Aucun chantier public d'excavation, d'égout ou de routes ne pourra être signé par l'entreprise de construction Bentech pendant les cinq prochaines années au Québec. La Cour supérieure vient de débouter l'entreprise, qui contestait la décision de l'Autorité des marchés financiers (AMF) de l'exclure de tous les contrats gouvernementaux et municipaux.

Le jugement est tombé jeudi dernier et confirme les compétences de l'AMF pour juger de l'intégrité d'une entreprise en s'appuyant sur le travail de l'Unité permanente anticorruption (UPAC).
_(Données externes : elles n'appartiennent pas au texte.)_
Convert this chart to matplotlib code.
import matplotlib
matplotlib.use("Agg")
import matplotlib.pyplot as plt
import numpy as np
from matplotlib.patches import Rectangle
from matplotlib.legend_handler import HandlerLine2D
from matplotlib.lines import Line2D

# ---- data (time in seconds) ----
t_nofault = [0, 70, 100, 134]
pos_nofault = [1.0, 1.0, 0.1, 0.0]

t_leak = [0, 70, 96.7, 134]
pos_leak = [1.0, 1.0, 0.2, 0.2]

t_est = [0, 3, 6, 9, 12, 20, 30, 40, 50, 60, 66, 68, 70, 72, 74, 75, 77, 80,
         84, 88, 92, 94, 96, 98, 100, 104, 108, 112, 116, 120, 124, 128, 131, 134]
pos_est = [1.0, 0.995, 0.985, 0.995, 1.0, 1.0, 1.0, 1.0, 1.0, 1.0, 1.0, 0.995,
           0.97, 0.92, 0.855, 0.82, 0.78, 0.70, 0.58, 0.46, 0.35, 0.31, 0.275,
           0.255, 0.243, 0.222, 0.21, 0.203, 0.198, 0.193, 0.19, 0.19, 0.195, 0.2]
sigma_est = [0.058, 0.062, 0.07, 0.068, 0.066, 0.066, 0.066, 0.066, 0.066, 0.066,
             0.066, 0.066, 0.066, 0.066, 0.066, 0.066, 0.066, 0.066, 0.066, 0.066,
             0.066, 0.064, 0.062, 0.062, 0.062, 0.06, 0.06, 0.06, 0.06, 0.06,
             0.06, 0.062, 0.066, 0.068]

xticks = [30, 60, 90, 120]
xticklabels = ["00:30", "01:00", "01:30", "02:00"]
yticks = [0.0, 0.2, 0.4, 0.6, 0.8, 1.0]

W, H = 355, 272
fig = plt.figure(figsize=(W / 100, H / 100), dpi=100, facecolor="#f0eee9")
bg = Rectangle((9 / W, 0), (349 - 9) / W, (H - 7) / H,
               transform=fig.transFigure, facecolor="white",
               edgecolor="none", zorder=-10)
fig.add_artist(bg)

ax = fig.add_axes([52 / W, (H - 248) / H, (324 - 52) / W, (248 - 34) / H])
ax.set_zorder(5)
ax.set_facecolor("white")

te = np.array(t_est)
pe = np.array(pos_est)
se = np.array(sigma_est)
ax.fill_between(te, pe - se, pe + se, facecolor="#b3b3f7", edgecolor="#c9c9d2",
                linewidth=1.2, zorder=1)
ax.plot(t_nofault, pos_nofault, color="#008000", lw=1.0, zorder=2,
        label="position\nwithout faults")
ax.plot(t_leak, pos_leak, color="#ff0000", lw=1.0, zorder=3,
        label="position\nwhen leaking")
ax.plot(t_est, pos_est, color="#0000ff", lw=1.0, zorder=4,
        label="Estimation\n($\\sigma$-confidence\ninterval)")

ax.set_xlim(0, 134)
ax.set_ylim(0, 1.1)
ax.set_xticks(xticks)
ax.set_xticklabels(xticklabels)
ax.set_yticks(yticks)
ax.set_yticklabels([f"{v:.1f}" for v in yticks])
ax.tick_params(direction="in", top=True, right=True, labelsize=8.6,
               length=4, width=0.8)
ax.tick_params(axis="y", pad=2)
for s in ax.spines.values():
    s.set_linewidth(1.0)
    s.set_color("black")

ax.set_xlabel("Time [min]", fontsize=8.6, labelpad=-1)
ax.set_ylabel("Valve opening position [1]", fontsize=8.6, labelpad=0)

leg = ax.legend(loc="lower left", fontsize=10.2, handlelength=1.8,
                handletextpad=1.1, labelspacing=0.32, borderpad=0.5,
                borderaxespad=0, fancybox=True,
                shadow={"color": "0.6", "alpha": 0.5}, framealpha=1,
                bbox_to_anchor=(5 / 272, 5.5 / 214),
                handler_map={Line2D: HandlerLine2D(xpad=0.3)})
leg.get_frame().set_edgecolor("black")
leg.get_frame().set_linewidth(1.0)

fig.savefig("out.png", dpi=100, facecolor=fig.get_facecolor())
La juge Marie-Anne Paquette a rejeté les prétentions de Bentech, qui a plaidé que la notion d'intégrité élevée est une «notion floue et donne ouverture à l'abus de pouvoir».

La décision mentionne que la Loi sur l'intégrité en matière de contrats publics ne se limite pas à punir les entreprises qui ne paient pas leurs impôts. «Les activités mafieuses et les liens des entreprises avec le crime organisé sont visés», écrit la juge, qui ajoute qu'une «interprétation restrictive, formaliste et hermétique» pourrait compromettre l'objectif du gouvernement.

Témoignages incriminants

La demande de révision judiciaire remonte à l'été dernier, alors que l'AMF venait d'inscrire Bentech au Registre des entreprises non admissibles aux contrats publics (RENA). Les témoignages incriminants entendus devant la commission Charbonneau, de l'entrepreneur Lino Zambito et des ingénieurs Gilles Surprenant et Luc Leclerc, ont été pris en compte dans la décision de l'AMF. Bentech aurait participé à un système de fausse facturation. Elle aurait également fait de la collusion avec des entreprises concurrentes dans le domaine des égouts.
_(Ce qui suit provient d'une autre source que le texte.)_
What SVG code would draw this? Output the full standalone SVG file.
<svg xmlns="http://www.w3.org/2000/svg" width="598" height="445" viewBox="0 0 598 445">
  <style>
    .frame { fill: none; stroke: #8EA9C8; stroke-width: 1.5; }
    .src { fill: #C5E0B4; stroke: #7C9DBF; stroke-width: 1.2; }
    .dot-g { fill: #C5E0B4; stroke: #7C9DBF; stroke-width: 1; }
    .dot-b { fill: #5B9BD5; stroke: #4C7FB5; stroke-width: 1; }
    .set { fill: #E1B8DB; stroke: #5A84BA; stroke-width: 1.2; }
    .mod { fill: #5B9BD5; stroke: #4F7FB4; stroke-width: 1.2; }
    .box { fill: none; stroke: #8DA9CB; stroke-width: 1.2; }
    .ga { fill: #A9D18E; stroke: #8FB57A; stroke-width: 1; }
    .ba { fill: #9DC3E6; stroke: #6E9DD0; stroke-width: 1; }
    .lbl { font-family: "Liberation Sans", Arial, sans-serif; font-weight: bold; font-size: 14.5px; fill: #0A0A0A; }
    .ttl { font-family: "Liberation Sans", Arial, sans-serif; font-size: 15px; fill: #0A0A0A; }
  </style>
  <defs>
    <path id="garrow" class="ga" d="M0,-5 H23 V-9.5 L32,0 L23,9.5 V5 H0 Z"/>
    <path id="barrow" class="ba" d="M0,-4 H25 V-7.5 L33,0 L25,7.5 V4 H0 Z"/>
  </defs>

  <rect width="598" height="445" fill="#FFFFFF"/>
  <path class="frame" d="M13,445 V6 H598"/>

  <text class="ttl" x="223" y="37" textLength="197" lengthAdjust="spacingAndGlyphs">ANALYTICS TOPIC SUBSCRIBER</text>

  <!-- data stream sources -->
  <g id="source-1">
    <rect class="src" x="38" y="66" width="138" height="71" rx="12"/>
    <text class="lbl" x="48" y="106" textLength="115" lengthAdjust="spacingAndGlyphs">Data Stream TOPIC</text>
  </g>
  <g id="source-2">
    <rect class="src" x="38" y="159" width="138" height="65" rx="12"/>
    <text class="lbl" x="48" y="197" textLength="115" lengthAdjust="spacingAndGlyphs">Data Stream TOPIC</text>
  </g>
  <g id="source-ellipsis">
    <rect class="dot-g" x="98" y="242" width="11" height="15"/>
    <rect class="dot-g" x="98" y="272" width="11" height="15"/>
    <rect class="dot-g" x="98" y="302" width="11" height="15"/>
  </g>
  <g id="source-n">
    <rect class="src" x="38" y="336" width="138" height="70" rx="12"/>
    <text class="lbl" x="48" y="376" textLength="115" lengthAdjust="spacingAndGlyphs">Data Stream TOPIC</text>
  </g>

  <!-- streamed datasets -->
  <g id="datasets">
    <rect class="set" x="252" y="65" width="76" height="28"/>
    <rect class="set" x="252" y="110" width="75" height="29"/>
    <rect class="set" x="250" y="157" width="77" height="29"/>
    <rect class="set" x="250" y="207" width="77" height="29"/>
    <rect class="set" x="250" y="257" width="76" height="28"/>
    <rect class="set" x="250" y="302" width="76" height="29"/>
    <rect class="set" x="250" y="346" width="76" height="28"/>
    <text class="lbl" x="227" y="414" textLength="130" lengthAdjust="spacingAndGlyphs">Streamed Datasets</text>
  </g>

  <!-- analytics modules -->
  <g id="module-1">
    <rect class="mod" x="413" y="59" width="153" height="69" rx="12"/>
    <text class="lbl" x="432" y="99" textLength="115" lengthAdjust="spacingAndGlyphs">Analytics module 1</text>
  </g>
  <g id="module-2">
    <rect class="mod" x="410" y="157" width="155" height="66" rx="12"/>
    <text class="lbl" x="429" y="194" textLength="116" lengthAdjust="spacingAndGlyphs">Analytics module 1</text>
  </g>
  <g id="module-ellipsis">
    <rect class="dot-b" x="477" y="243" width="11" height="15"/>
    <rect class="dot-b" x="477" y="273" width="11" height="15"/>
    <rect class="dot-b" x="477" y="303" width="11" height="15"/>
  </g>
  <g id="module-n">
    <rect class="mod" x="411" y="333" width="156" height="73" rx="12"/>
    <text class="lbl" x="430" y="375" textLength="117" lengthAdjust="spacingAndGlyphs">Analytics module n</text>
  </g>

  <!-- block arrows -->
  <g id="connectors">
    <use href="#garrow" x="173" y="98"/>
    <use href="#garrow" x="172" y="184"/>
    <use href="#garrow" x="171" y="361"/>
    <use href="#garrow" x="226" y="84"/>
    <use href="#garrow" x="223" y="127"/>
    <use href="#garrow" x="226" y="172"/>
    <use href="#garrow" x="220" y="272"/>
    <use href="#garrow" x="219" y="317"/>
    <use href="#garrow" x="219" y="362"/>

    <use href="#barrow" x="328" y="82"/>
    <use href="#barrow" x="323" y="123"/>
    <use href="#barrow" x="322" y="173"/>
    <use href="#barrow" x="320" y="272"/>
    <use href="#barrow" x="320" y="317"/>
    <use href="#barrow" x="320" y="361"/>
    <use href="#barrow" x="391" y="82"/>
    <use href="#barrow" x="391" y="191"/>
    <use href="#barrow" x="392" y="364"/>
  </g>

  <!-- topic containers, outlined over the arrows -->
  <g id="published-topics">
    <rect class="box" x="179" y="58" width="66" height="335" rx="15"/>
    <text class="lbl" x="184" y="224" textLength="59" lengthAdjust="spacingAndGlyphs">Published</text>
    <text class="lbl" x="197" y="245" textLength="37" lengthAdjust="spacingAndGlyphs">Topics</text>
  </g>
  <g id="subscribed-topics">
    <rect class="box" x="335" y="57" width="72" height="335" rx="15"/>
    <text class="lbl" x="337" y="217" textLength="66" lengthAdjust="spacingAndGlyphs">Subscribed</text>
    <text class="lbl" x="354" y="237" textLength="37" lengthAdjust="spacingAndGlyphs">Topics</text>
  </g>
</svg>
Bentech a essayé d'introduire de nouvelles informations pour plaider sa cause, mais le geste a été vertement rejeté. La juge Paquette écrit dans sa décision de 26 pages que le fait de «jouer au chat et à la souris avec l'AMF» n'est pas acceptable.
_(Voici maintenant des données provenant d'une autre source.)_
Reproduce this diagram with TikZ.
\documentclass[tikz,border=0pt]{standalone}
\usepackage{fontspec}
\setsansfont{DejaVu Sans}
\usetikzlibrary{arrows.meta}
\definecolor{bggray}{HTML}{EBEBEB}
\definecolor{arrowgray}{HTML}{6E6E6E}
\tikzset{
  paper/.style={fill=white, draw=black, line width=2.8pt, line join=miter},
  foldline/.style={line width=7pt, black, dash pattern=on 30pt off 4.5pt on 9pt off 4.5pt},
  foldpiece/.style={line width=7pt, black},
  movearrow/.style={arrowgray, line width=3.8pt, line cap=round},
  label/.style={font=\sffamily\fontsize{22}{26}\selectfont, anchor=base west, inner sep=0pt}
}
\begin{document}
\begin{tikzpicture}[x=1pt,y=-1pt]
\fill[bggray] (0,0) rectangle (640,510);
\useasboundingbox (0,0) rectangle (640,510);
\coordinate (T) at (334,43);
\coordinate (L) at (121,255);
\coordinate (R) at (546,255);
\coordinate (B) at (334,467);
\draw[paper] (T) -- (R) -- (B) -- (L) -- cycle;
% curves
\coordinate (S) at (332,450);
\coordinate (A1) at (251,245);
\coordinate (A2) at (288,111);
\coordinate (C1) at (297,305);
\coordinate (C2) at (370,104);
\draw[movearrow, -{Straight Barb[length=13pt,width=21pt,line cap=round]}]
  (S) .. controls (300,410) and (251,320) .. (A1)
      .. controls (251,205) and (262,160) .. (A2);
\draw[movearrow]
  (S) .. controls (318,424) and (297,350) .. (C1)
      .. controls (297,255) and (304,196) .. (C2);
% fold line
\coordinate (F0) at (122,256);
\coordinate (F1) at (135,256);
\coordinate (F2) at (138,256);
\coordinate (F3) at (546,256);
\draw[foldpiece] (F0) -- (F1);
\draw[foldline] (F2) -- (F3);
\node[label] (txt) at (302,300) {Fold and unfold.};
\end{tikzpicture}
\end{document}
Selon elle, la responsabilité de l'entreprise était de présenter tous les éléments nécessaires au soutien de sa demande d'autorisation. Elle ne devait pas «tenir pour acquis que l'UPAC, investie de ses larges pouvoirs d'enquête, ferait elle-même le travail de trouver, trier et soumettre à l'AMF tous les documents pertinents à sa place».

Bentech a plaidé devant le tribunal que dans les faits, ce n'est pas l'AMF mais l'Unité permanente anticorruption (UPAC) qui détient le véritable pouvoir de déterminer qui peut ou non brasser des affaires avec les différents corps publics. La Cour supérieure n'a pas retenu cet argument.

Une autre entreprise, BP Asphalte, conteste également le refus de l'AMF de lui accorder une autorisation. BP Asphalte affirme que c'est l'UPAC qui soutient les rênes du pouvoir, en lieu et place de l'AMF. Une décision est attendue.